Following the recipe will get you there, but these are the hard-won secrets that will accelerate your journey and help you avoid the most common pitfalls. Think of these as the pro techniques that separate a good home cook from a great one.

  • Always Use Multiple Timeframes. Never make a decision based on a single timeframe. The “secret” is to use the higher timeframes (Weekly, Daily) to establish the overall trend and key support/resistance zones. Then, zoom into the lower timeframes (4-hour, 1-hour) to find your precise entry points. This is like deciding on the main course (the big trend) before picking out the appetizer (the entry).
  • The Biggest Mistake I Made: Indicator Overload. Early on, my charts were a technicolor nightmare. I had RSI, MACD, Stochastics, Bollinger Bands, and Ichimoku Clouds all active at once. It created “analysis paralysis.” I was so busy trying to get all 10 indicators to agree that I missed obvious price action signals. The secret is a minimalist approach. A clean chart with price, volume, and maybe two moving averages is more powerful than a cluttered mess. Master your core tools before you even think about adding another.
  • Your Losers Are Your Best Teachers. Every new trader wants to forget their losing trades. This is a massive mistake. Your journal of losing trades is a goldmine. Take screenshots. Write down what you were thinking. Was it an impulse trade? Did you ignore your rules? Did you fail to see a key resistance level? Analyzing your failures is where the most profound learning occurs. Schedule a “trade review” every weekend.
  • Never Forget the ‘Why’ – Market Psychology. A chart pattern isn’t just a shape; it’s a footprint of human emotion. A support level is a point where buyers felt the price was a bargain and overwhelmed sellers. A sharp reversal on high volume is a sign of panic. When you look at a chart, ask yourself: What is the story here? Who is in control, buyers or sellers? Who is trapped? This adds a layer of depth to your analysis that no indicator can provide.
  • How to Retain and Sharpen Your Skill. Learning technical analysis isn’t a one-time event. It’s a skill that requires maintenance. My method is a “Sunday Chart Prep.” I spend one hour every Sunday evening going through my watchlist, drawing key levels for the week ahead, and identifying potential setups. This keeps me disconnected from the daily noise and focused on my high-level plan.
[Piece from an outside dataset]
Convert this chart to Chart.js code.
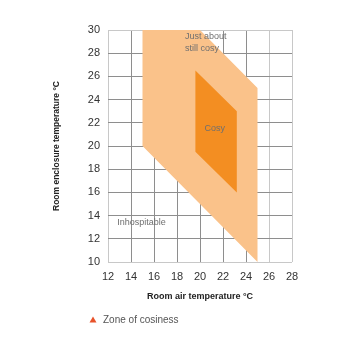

Frequently Asked Questions

How long does it take to learn technical analysis?

To learn the basics and become comfortable reading a chart, plan on dedicating 3-6 months of consistent, focused study and practice. To achieve true proficiency and consistency, most traders find it takes several years of continuous learning and live market experience.

Is technical analysis better than fundamental analysis?

They are not mutually exclusive; they are two different tools for analyzing markets. Fundamental analysis focuses on a company’s financial health to determine its intrinsic value (“what” to buy), while technical analysis uses chart data to identify trends and timing (“when” to buy or sell). Many successful investors use a combination of both.

What is the most important technical indicator?

The most important “indicator” isn’t an indicator at all—it’s price action itself. Understanding how to read price in the context of market structure, support, and resistance is far more powerful than relying on any lagging indicator like RSI or MACD. Volume is arguably the most important true indicator, as it helps confirm price moves.

Can I learn technical analysis for free?

Absolutely. You can get high-quality, free charting software from platforms like TradingView. There are countless free educational resources, blogs, and videos available online. The key isn’t paying for a secret course; it’s dedicating the time and disciplined effort to practice on your own with the free tools available.